* **TASK GOAL**
Gather each line containing the string "file" from these entries.

* **LISTED ENTRIES**
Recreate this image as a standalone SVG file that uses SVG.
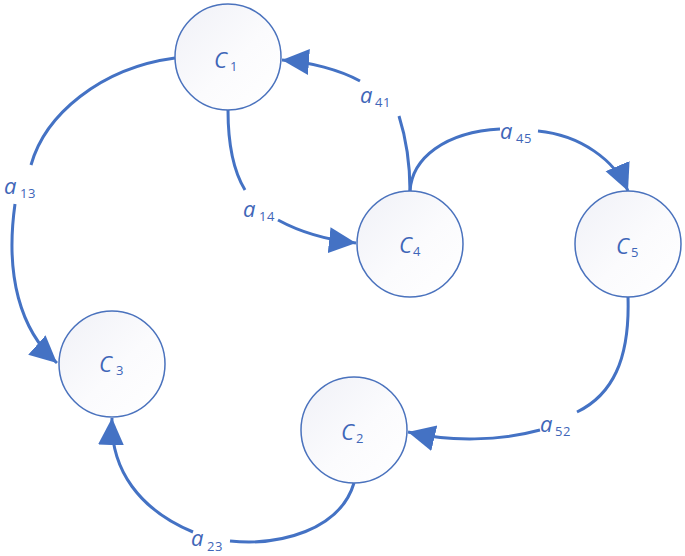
<svg xmlns="http://www.w3.org/2000/svg" width="685" height="556" viewBox="0 0 685 556">
<defs>
<linearGradient id="nodeFill" x1="0" y1="0" x2="1" y2="1">
<stop offset="0" stop-color="#f0f1f7"/>
<stop offset="0.55" stop-color="#fbfbfd"/>
<stop offset="1" stop-color="#ffffff"/>
</linearGradient>
<marker id="arrow" markerUnits="userSpaceOnUse" markerWidth="30" markerHeight="28" refX="27" refY="13" orient="auto">
<path d="M0,0 L27,13 L0,26 z" fill="#4472c4"/>
</marker>
<style>
.node circle{fill:url(#nodeFill);stroke:#4a72bd;stroke-width:1.5}
.edge{fill:none;stroke:#4472c4;stroke-width:3;marker-end:url(#arrow)}
.lbl{font-family:"Open Sans","Noto Sans",sans-serif;fill:#3f66b8}
.main{font-size:22px;font-style:italic}
.sub{font-size:13px;letter-spacing:0.5px}
</style>
</defs>
<rect width="685" height="556" fill="#ffffff"/>
<g id="connectors">
<path class="edge" d="M175,58 C100,68 45,115 31,165 M15,204 C5,275 20,330 57,363"/>
<path class="edge" d="M228,110 C228,148 234,172 245,190 M278,220 C300,232 328,240 356,243"/>
<path class="edge" d="M410,191 C410,160 405,135 399,116 M360,81 C340,70 310,62 282,60"/>
<path class="edge" d="M410,191 C412,158 445,132 500,129 M538,131 C580,135 615,160 628,191"/>
<path class="edge" d="M628,297 C630,360 612,395 577,412 M540,430 C500,441 450,442 408,432"/>
<path class="edge" d="M354,483 C340,530 280,546 230,541 M193,532 C140,510 110,470 112,418"/>
<text class="lbl"><tspan class="main" x="4" y="194">a</tspan><tspan class="sub" x="20" y="198">13</tspan></text>
<text class="lbl"><tspan class="main" x="243" y="217">a</tspan><tspan class="sub" x="259" y="221">14</tspan></text>
<text class="lbl"><tspan class="main" x="360" y="103">a</tspan><tspan class="sub" x="375" y="107">41</tspan></text>
<text class="lbl"><tspan class="main" x="500" y="139">a</tspan><tspan class="sub" x="516" y="143">45</tspan></text>
<text class="lbl"><tspan class="main" x="540" y="432">a</tspan><tspan class="sub" x="555" y="436">52</tspan></text>
<text class="lbl"><tspan class="main" x="191" y="546">a</tspan><tspan class="sub" x="207" y="551">23</tspan></text>
</g>
<g id="C1" class="node"><circle cx="228" cy="57" r="53"/><text class="lbl"><tspan class="main" x="214" y="68">C</tspan><tspan class="sub" x="230" y="71">1</tspan></text></g>
<g id="C4" class="node"><circle cx="410" cy="244" r="53"/><text class="lbl"><tspan class="main" x="399" y="253">C</tspan><tspan class="sub" x="413" y="256">4</tspan></text></g>
<g id="C5" class="node"><circle cx="628" cy="244" r="53"/><text class="lbl"><tspan class="main" x="616" y="254">C</tspan><tspan class="sub" x="631" y="257">5</tspan></text></g>
<g id="C3" class="node"><circle cx="112" cy="364" r="53"/><text class="lbl"><tspan class="main" x="99" y="372">C</tspan><tspan class="sub" x="116" y="375">3</tspan></text></g>
<g id="C2" class="node"><circle cx="354" cy="430" r="53"/><text class="lbl"><tspan class="main" x="341" y="440">C</tspan><tspan class="sub" x="356" y="443">2</tspan></text></g>
</svg>
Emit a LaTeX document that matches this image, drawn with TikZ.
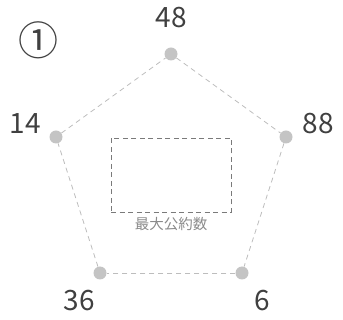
\documentclass[tikz,border=0pt]{standalone}
\usepackage{fontspec}
\setmainfont{Noto Sans CJK JP}
\usetikzlibrary{positioning}
\definecolor{ink}{HTML}{404040}
\definecolor{dotgray}{HTML}{C4C4C4}
\definecolor{linegray}{HTML}{BDBDBD}
\definecolor{boxgray}{HTML}{7A7A7A}
\definecolor{notegray}{HTML}{8A8A8A}
\tikzset{
  vertex/.style={circle,fill=dotgray,inner sep=0pt,minimum size=13pt},
  numlabel/.style={font=\fontsize{28}{28}\selectfont,text=ink,inner sep=0pt},
  edge/.style={draw=linegray,dashed,line width=0.8pt,dash pattern=on 5pt off 4pt},
  gcdbox/.style={draw=boxgray,dashed,line width=0.9pt,dash pattern=on 5pt off 3.5pt,minimum width=120pt,minimum height=74pt,inner sep=0pt},
  smallnote/.style={font=\fontsize{14.5}{14.5}\selectfont,text=notegray,inner sep=0pt}
}
\begin{document}
\begin{tikzpicture}[x=1pt,y=-1pt]
    \useasboundingbox (0,0) rectangle (343,320);
    \node[numlabel,font=\fontsize{40}{40}\selectfont] (mark) at (39,40) {①};
    \node[vertex] (top) at (171,54) {};
    \node[vertex] (left) at (56,137) {};
    \node[vertex] (right) at (286,137) {};
    \node[vertex] (botleft) at (100,273) {};
    \node[vertex] (botright) at (242,273) {};
    \node[numlabel] (ntop) at (171,18) {48};
    \node[numlabel] (nleft) at (25,124) {14};
    \node[numlabel] (nright) at (318,124) {88};
    \node[numlabel] (nbotleft) at (79,301) {36};
    \node[numlabel] (nbotright) at (262,301) {6};
    \draw[edge] (top) -- (right);
    \draw[edge] (right) -- (botright);
    \draw[edge] (botright) -- (botleft);
    \draw[edge] (botleft) -- (left);
    \draw[edge] (left) -- (top);
    \node[gcdbox] (gcd) at (171,175) {};
    \node[smallnote,below=5pt of gcd] (gcdlabel) {最大公約数};
\end{tikzpicture}
\end{document}
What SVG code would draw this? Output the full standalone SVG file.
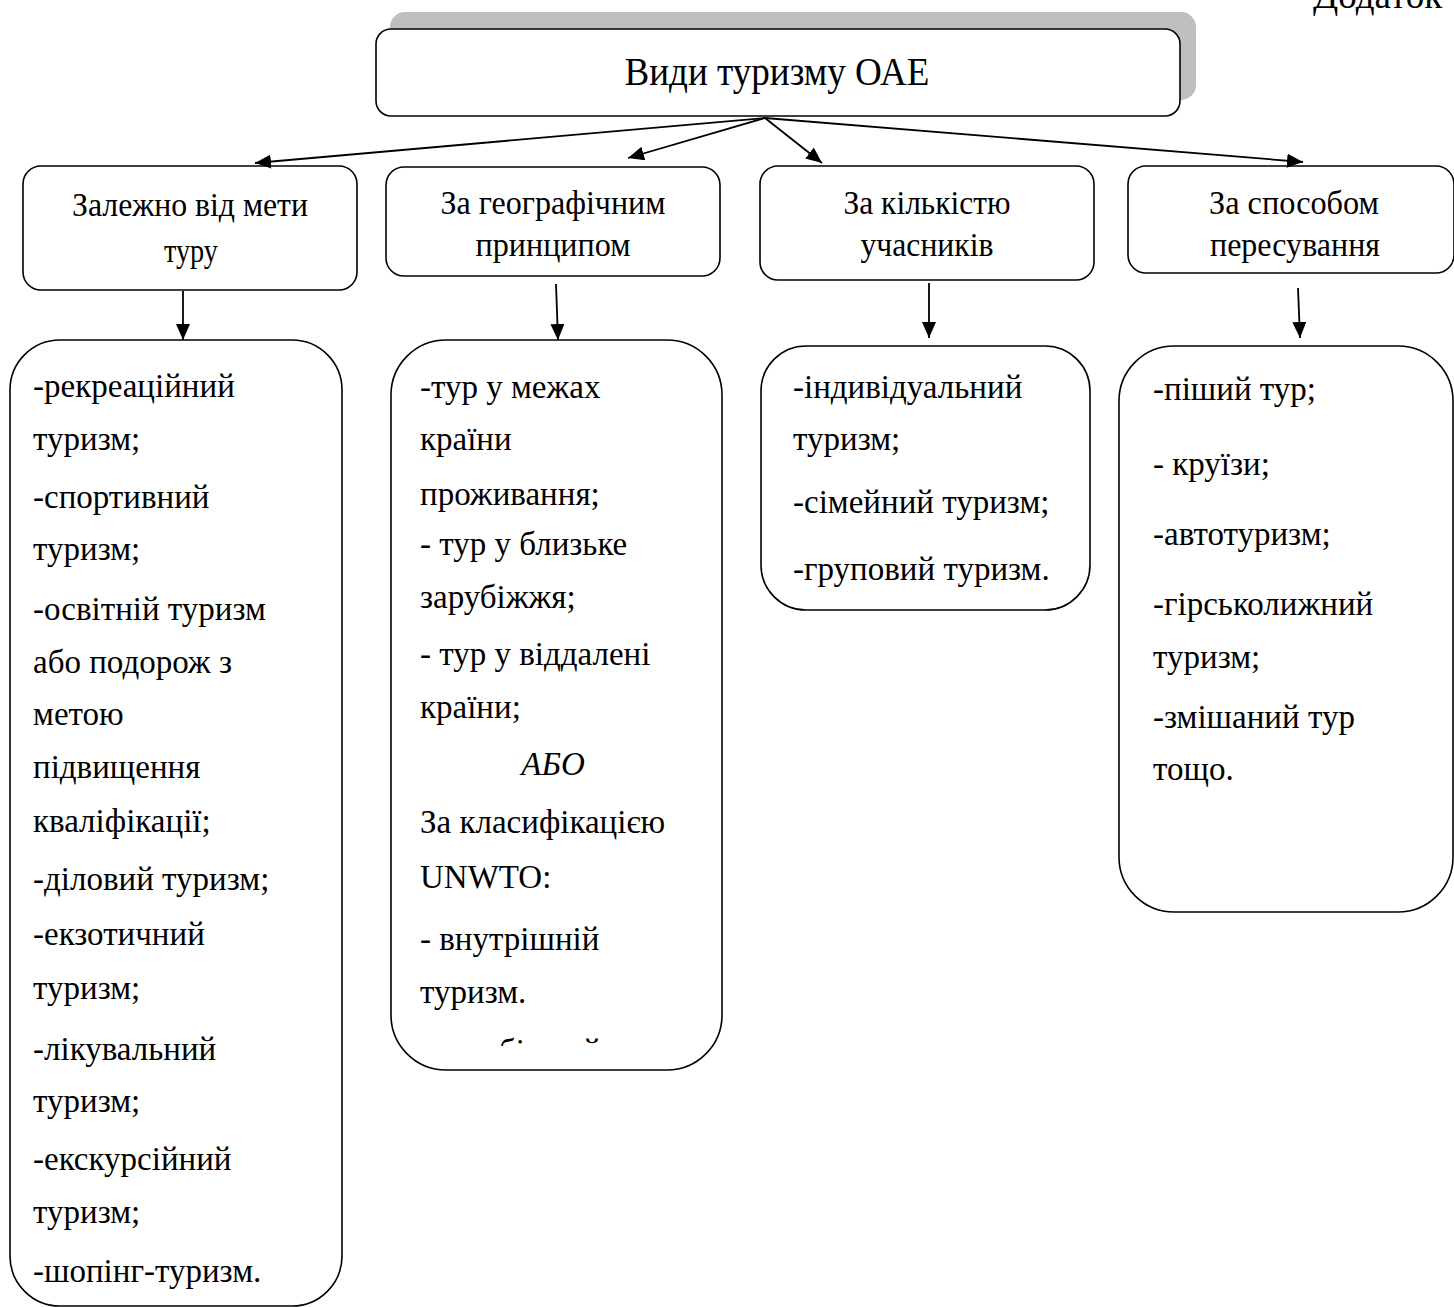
<svg xmlns="http://www.w3.org/2000/svg" width="1454" height="1307" viewBox="0 0 1454 1307">
<style>
.box{fill:#fff;stroke:#000;stroke-width:1.6}
.hd{font-family:"Liberation Serif","Times New Roman","DejaVu Serif",serif;font-size:33px;fill:#000;text-anchor:middle}
.li{font-family:"Liberation Serif","Times New Roman","DejaVu Serif",serif;font-size:33px;fill:#000}
.cn{stroke:#000;stroke-width:1.8;fill:none;marker-end:url(#ah)}
</style>
<defs>
<marker id="ah" viewBox="0 0 16 14" refX="16" refY="7" markerWidth="16" markerHeight="14" markerUnits="userSpaceOnUse" orient="auto">
<path d="M0,0 L16,7 L0,14 Z" fill="#000"/>
</marker>
<clipPath id="clip2"><rect x="391" y="1000" width="331" height="46"/></clipPath>
</defs>
<rect width="1454" height="1307" fill="#fff"/>
<text x="1313" y="8" style="font-family:'Liberation Serif','Times New Roman',serif;font-size:37px">Додаток</text>

<g id="root">
<rect x="390" y="12" width="806" height="88" rx="15" fill="#bfbfbf"/>
<rect class="box" x="376" y="29" width="804" height="87" rx="15"/>
<text class="hd" x="777" y="85" style="font-size:39px" textLength="305" lengthAdjust="spacingAndGlyphs">Види туризму ОАЕ</text>
</g>

<g id="cat1">
<rect class="box" x="23" y="166" width="334" height="124" rx="18"/>
<text class="hd" x="190" y="216" textLength="236" lengthAdjust="spacingAndGlyphs">Залежно від мети</text>
<text class="hd" x="191" y="262" textLength="54" lengthAdjust="spacingAndGlyphs">туру</text>
</g>
<g id="cat2">
<rect class="box" x="386" y="167" width="334" height="109" rx="18"/>
<text class="hd" x="553" y="214" textLength="225" lengthAdjust="spacingAndGlyphs">За географічним</text>
<text class="hd" x="553" y="256" textLength="155" lengthAdjust="spacingAndGlyphs">принципом</text>
</g>
<g id="cat3">
<rect class="box" x="760" y="166" width="334" height="114" rx="18"/>
<text class="hd" x="927" y="214" textLength="167" lengthAdjust="spacingAndGlyphs">За кількістю</text>
<text class="hd" x="927" y="256" textLength="133" lengthAdjust="spacingAndGlyphs">учасників</text>
</g>
<g id="cat4">
<rect class="box" x="1128" y="166" width="326" height="107" rx="18"/>
<text class="hd" x="1294" y="214" textLength="170" lengthAdjust="spacingAndGlyphs">За способом</text>
<text class="hd" x="1295" y="256" textLength="170" lengthAdjust="spacingAndGlyphs">пересування</text>
</g>

<g id="list1">
<rect class="box" x="10" y="340" width="332" height="966" rx="50"/>
<text class="li" x="33" y="397">-рекреаційний</text>
<text class="li" x="33" y="450">туризм;</text>
<text class="li" x="33" y="508">-спортивний</text>
<text class="li" x="33" y="560">туризм;</text>
<text class="li" x="33" y="620">-освітній туризм</text>
<text class="li" x="33" y="673">або подорож з</text>
<text class="li" x="33" y="725">метою</text>
<text class="li" x="33" y="778">підвищення</text>
<text class="li" x="33" y="832">кваліфікації;</text>
<text class="li" x="33" y="890">-діловий туризм;</text>
<text class="li" x="33" y="945">-екзотичний</text>
<text class="li" x="33" y="999">туризм;</text>
<text class="li" x="33" y="1060">-лікувальний</text>
<text class="li" x="33" y="1112">туризм;</text>
<text class="li" x="33" y="1170">-екскурсійний</text>
<text class="li" x="33" y="1223">туризм;</text>
<text class="li" x="33" y="1282">-шопінг-туризм.</text>
</g>

<g id="list2">
<rect class="box" x="391" y="340" width="331" height="730" rx="55"/>
<text class="li" x="420" y="398">-тур у межах</text>
<text class="li" x="420" y="450">країни</text>
<text class="li" x="420" y="505">проживання;</text>
<text class="li" x="420" y="555">- тур у близьке</text>
<text class="li" x="420" y="608">зарубіжжя;</text>
<text class="li" x="420" y="665">- тур у віддалені</text>
<text class="li" x="420" y="718">країни;</text>
<text class="li" x="553" y="775" text-anchor="middle" font-style="italic">АБО</text>
<text class="li" x="420" y="833">За класифікацією</text>
<text class="li" x="420" y="888">UNWTO:</text>
<text class="li" x="420" y="950">- внутрішній</text>
<text class="li" x="420" y="1003">туризм.</text>
<text class="li" x="420" y="1062" clip-path="url(#clip2)">- зарубіжний</text>
</g>

<g id="list3">
<rect class="box" x="761" y="346" width="329" height="264" rx="45"/>
<text class="li" x="793" y="398">-індивідуальний</text>
<text class="li" x="793" y="450">туризм;</text>
<text class="li" x="793" y="513">-сімейний туризм;</text>
<text class="li" x="793" y="580">-груповий туризм.</text>
</g>

<g id="list4">
<rect class="box" x="1119" y="346" width="334" height="566" rx="55"/>
<text class="li" x="1153" y="400">-піший тур;</text>
<text class="li" x="1153" y="475">- круїзи;</text>
<text class="li" x="1153" y="545">-автотуризм;</text>
<text class="li" x="1153" y="615">-гірськолижний</text>
<text class="li" x="1153" y="668">туризм;</text>
<text class="li" x="1153" y="728">-змішаний тур</text>
<text class="li" x="1153" y="780">тощо.</text>
</g>

<g id="connectors">
<line class="cn" x1="765" y1="118" x2="255" y2="163"/>
<line class="cn" x1="765" y1="118" x2="628" y2="158"/>
<line class="cn" x1="765" y1="118" x2="822" y2="163"/>
<line class="cn" x1="765" y1="118" x2="1303" y2="162"/>
<line class="cn" x1="183" y1="291" x2="183" y2="340"/>
<line class="cn" x1="556" y1="284" x2="558" y2="340"/>
<line class="cn" x1="929" y1="283" x2="929" y2="338"/>
<line class="cn" x1="1298" y1="288" x2="1300" y2="338"/>
</g>
</svg>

* **EXERCISE RESPONSE**
Recreate this image as a standalone SVG file that uses SVG.
What SVG code would draw this? Output the full standalone SVG file.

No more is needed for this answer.